PN Jaksel dan Insan Pers Sepakati Tata Cara  Liputan Sidang Kasus Sambo

images

JAKARTA—Dewan Pers memfasilitasi pertemuan antara konstituen, pimpinan media massa, aparat keamanan, dan Pengadilan Negeri Jakarta Selatan sehubungan dengan rencana proses peradilan kasus Ferdy Sambo (mantan kadiv Propam Mabes Polri). Rencananya, peradilan kasus Ferdy Sambo akan dimulai Senin (17/10) pekan depan di PN Jakarta Selatan.

“Ini sekadar pengaturan liputan proses peradilan. Sama sekali bukan larangan, menghalangi, atau membatasi wartawan untuk melakukan peliputan persidangan tersebut,” kata Kepala Humas PN Jakarta Selatan, Djuyamto,SH.MH, Kamis (13/10), di Gedung Dewan Pers, Jakarta.

Djuyamto yakin, sidang kasus Ferdy Sambo akan menyedot perhatian besar khalayak. Dia pun memperkirakan, akan sangat banyak awak media yang meliput persidangan tersebut. Karena ruang sidang yang terbatas, PN Jaksel akan melakukan pengaturan posisi liputan. Tak hanya itu, tempat parkir kendaraan pun akan diatur sedemikian rupa agar tidak mengganggu orang yang akan melintas ke ruang sidang. Pengaturan ini dimaksudkan agar jalannya sidang berlangsung lancar.

Ia menambahkan, pada dasarnya pers dan pengadilan punya kesamaan titik temu. Kedua pihak sama-sama mencari fakta. Itu sebabnya ia yakin upaya pengaturan peliputan ini --termasuk posisi liputan/kamera karena kapasitas tempat persidangan yang terbatas-- tidak akan menjadi masalah bagi awak media.

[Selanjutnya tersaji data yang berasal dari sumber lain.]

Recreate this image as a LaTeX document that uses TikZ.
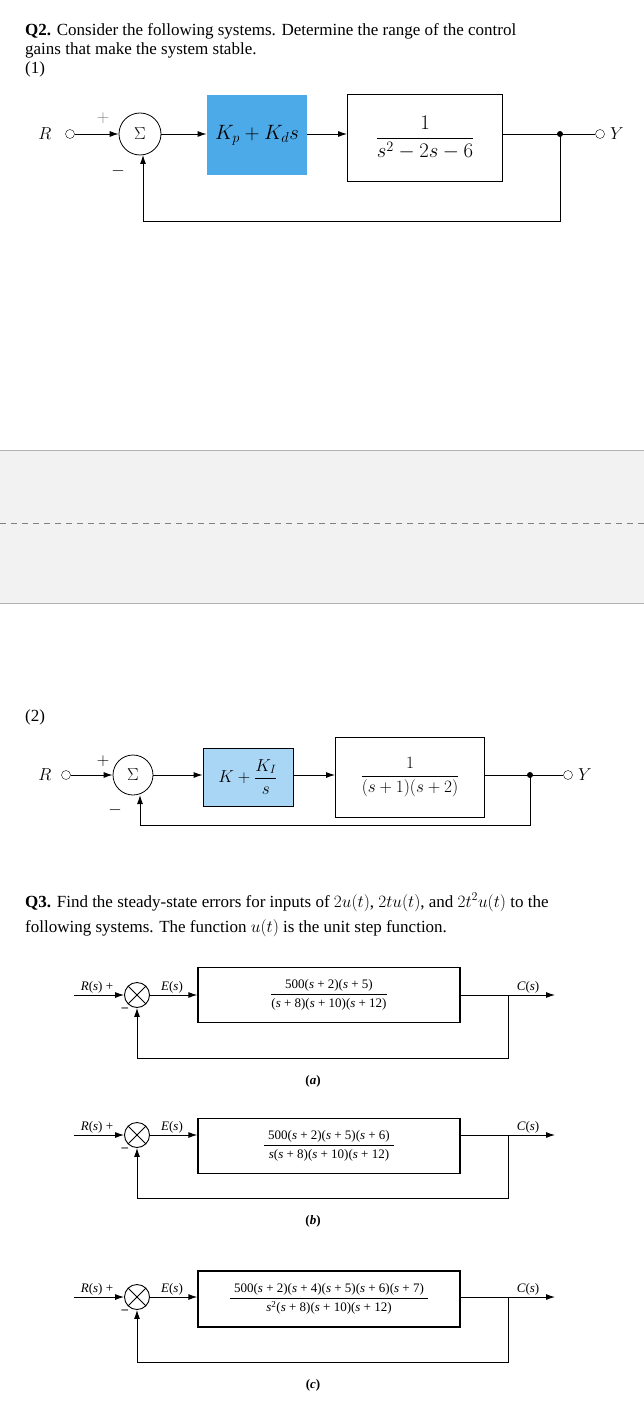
\documentclass[tikz,border=0pt]{standalone}
\usepackage{amsmath}
\usepackage{fontspec}
\setmainfont{Liberation Serif}
\newfontfamily\tms{Liberation Serif}
\usetikzlibrary{arrows.meta}
\definecolor{blueA}{HTML}{4DAAE8}
\definecolor{blueB}{HTML}{A9D6F5}
\definecolor{band}{HTML}{F2F2F2}
\tikzset{
 txt/.style={anchor=base west,inner sep=0pt,font=\fontsize{17}{19}\selectfont},
 lbl/.style={inner sep=0pt,font=\fontsize{18}{20}\selectfont},
 sm/.style={inner sep=0pt,font=\tms\fontsize{13}{15}\selectfont},
 sumc/.style={draw,circle,minimum size=42pt,inner sep=0pt,line width=0.8pt,font=\fontsize{18}{18}\selectfont},
 xsum/.style={draw,circle,minimum size=25pt,inner sep=0pt,line width=0.9pt,path picture={\draw[line width=0.9pt] (path picture bounding box.north west)--(path picture bounding box.south east) (path picture bounding box.north east)--(path picture bounding box.south west);}},
 port/.style={draw,circle,minimum size=9pt,inner sep=0pt,fill=white},
 dot/.style={circle,fill,minimum size=6pt,inner sep=0pt},
 blk/.style={draw,line width=0.9pt,inner sep=0pt},
 ar/.style={-{Latex[length=9pt,width=6pt]},line width=0.9pt},
 ln/.style={line width=0.9pt},
}
\newcommand{\fr}[2]{$\dfrac{\text{\,\,#1\,\,}}{\text{\rule{0pt}{12pt}#2}}$}
\begin{document}
\begin{tikzpicture}[x=1pt,y=-1pt]
\useasboundingbox (0,0) rectangle (644,1404);
% texts
\node[txt] (t1) at (25,36) {\textbf{Q2.} Consider the following systems. Determine the range of the control};
\node[txt] (t2) at (25,55) {gains that make the system stable.};
\node[txt] (t3) at (25,74) {(1)};
% diagram 1
\node[lbl] (R1) at (45,134) {$R$};
\node[port] (p1) at (70,134) {};
\node[sumc] (s1) at (140,134) {$\Sigma$};
\node[blk,draw=none,fill=blueA,minimum width=100pt,minimum height=80pt] (b1) at (257,135) {\fontsize{20}{22}\selectfont$K_p+K_d s$};
\node[blk,minimum width=155pt,minimum height=87pt] (g1) at (425,138) {\fontsize{21}{24}\selectfont$\dfrac{\;\;\;\;1\;\;\;\;}{s^2-2s-6}$};
\coordinate (j1) at (560,134);
\node[dot] at (j1) {};
\node[port] (o1) at (600,134) {};
\node[lbl,anchor=west] (Y1) at (610,134) {$Y$};
\draw[ar] (p1) -- (s1);
\draw[ar] (s1) -- (b1.west|-s1);
\draw[ar] (b1.east|-s1) -- (g1.west|-s1);
\draw[ln] (g1.east|-s1) -- (o1);
\draw[ar] (j1) |- (143,221) -- (143,155);
\node[font=\fontsize{16}{16}\selectfont,text=gray] at (103,118) {$+$};
\node[font=\fontsize{16}{16}\selectfont] at (118,171) {$-$};
% band
\fill[band] (0,450) rectangle (644,603);
\draw[gray!60] (0,450) -- (644,450) (0,603) -- (644,603);
\draw[gray,dash pattern=on 6pt off 5pt] (0,523) -- (644,523);
% (2)
\node[txt] (t4) at (25,721) {(2)};
\node[lbl] (R2) at (45,775) {$R$};
\node[port] (p2) at (66,775) {};
\node[sumc,minimum size=40pt] (s2) at (133,775) {$\Sigma$};
\node[blk,fill=blueB,minimum width=90pt,minimum height=58pt] (b2) at (248,777) {\fontsize{17}{19}\selectfont$K+\dfrac{K_I}{s}$};
\node[blk,minimum width=149pt,minimum height=80pt] (g2) at (410,777) {\fontsize{17}{20}\selectfont$\dfrac{1}{(s+1)(s+2)}$};
\coordinate (j2) at (530,775);
\node[dot] at (j2) {};
\node[port] (o2) at (568,775) {};
\node[lbl,anchor=west] (Y2) at (578,775) {$Y$};
\draw[ar] (p2) -- (s2);
\draw[ar] (s2) -- (b2.west|-s2);
\draw[ar] (b2.east|-s2) -- (g2.west|-s2);
\draw[ln] (g2.east|-s2) -- (o2);
\draw[ar] (j2) |- (140,825) -- (140,795);
\node[font=\fontsize{16}{16}\selectfont] at (103,761) {$+$};
\node[font=\fontsize{16}{16}\selectfont] at (115,810) {$-$};
% Q3
\node[txt] (t5) at (25,907) {\textbf{Q3.} Find the steady-state errors for inputs of $2u(t)$, $2tu(t)$, and $2t^2u(t)$ to the};
\node[txt] (t6) at (25,932) {following systems. The function $u(t)$ is the unit step function.};
% systems
\foreach \yy/\yb/\hh/\fb/\num/\den/\lab in {
 995/995/55/1058/{500(\textit{s} + 2)(\textit{s} + 5)}/{(\textit{s} + 8)(\textit{s} + 10)(\textit{s} + 12)}/a,
 1135/1146/55/1198/{500(\textit{s} + 2)(\textit{s} + 5)(\textit{s} + 6)}/{\textit{s}(\textit{s} + 8)(\textit{s} + 10)(\textit{s} + 12)}/b,
 1297/1299/56/1362/{500(\textit{s} + 2)(\textit{s} + 4)(\textit{s} + 5)(\textit{s} + 6)(\textit{s} + 7)}/{\textit{s}\textsuperscript{2}(\textit{s} + 8)(\textit{s} + 10)(\textit{s} + 12)}/c} {
 \coordinate (in\lab) at (74,\yy);
 \node[xsum] (x\lab) at (137,\yy) {};
 \node[blk,minimum width=262pt,minimum height=\hh pt,line width=1.4pt] (G\lab) at (329,\yb) {};
 \node[sm] (f\lab) at (329,\yb) {\fr{\num}{\den}};
 \coordinate (out\lab) at (555,\yy);
 \coordinate (j\lab) at (508,\yy);
 \draw[ar] (in\lab) -- (x\lab);
 \draw[ar] (x\lab) -- (G\lab.west|-x\lab);
 \draw[ar] (G\lab.east|-x\lab) -- (out\lab);
 \draw[ar] (j\lab) |- (137,\fb) -- (x\lab);
 \node[sm,anchor=south] at (97,\yy-2) {\textit{R}(\textit{s}) +};
 \node[sm,anchor=south] at (172,\yy-2) {\textit{E}(\textit{s})};
 \node[sm,anchor=south] at (528,\yy-2) {\textit{C}(\textit{s})};
 \node[sm] at (125,\yy+15) {\textbf{–}};
 \node[sm] at (313,\fb+23) {\textbf{(\textit{\lab})}};
}
\end{tikzpicture}
\end{document}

Semua informasi persidangan, tutur Djuyamto, akan bisa diperoleh media massa. Lantaran ini proses peradilan pidana, sambungnya, maka secara umum persidangannya bersifat terbuka. Meski demikian, ia menjelaskan adanya independensi hakim dalam menentukan jalannya persidangan.

“Saat pembacaan dakwaan, bisa dilakukan siaran langsung (live). Demikian juga untuk pembacaan putusan misalnya. Hal itu juga tidak masalah jika dilakukan siaran langsung oleh media televisi,” papar Djuyamto.

Namun, sangat mungkin hakim meminta agar tidak dilakukan siaran langsung saat saksi-saksi memberi keterangan. Ini otoritas hakim yang menentukan. Saat nanti hakim meminta agar keterangan saksi tidak boleh disiarkan secara langsung, ia berpesan supaya jangan dikatakan bahwa hakim melarang atau membatasi pers untuk mendapat informasi.

“Itu hanya pengaturan saja. Ya bisa jadi keterangan saksi berisi hal-hal sensitif yang tidak pantas didengarkan semua kalangan. Ini menjadi wewenang hakim untuk memutuskan bisa disiarkan langsung atau tidak,” paparnya.

Ia paham akses publik –melalui media—untuk mendapatkan informasi tidak boleh dihalangi. Apalagi, kerja hakim digambarkannya seperti berada di dalam akuarium. Dengan kondisi seperti itu, masyarakat akan bisa melihat dengan jelas proses dan mekanisme kerja hakim di persidangan. Jika ada upaya untuk sengaja menghalangi kerja pers pun akan diketahui masyarakat.

Dalam keempatan itu anggota Dewan Pers, Arif Zulkifli, mengutarakan bahwa pertemuan ini sama sekali tidak ada maksud untuk melakukan pembatasan pemberitaan. “Pasal 4 ayat (1) UU Pers dengan jelas menyebutkan, kemerdekaan pers dijamin sebagai hak asasi warga negara. Kemudian di ayat (2) berbunyi, terhadap pers nasional tidak dikenakan penyensoran, pembredelan, atau pelarangan penyiaran,” tutur Arif yang juga ketua Komisi Hukum dan Perundang-undangan Dewan Pers.

Arif mengatakan, pengaturan peliputan persidangan kasus Sambo ini merupakan kesepakatan pengadilan dengan insan pers. Dewan Pers hanya memfasilitasi tempat pertemuan dan sama sekali tak memiliki wewenang untuk mengaturnya.

Beberapa anggota Dewan Pers lain juga hadir dalam pertemuan tersebut. Mereka antara lain M Agung Dharmajaya (plt ketua Dewan Pers), Totok Suryanto, Yadi Hendriana, dan Ninik Rahayu.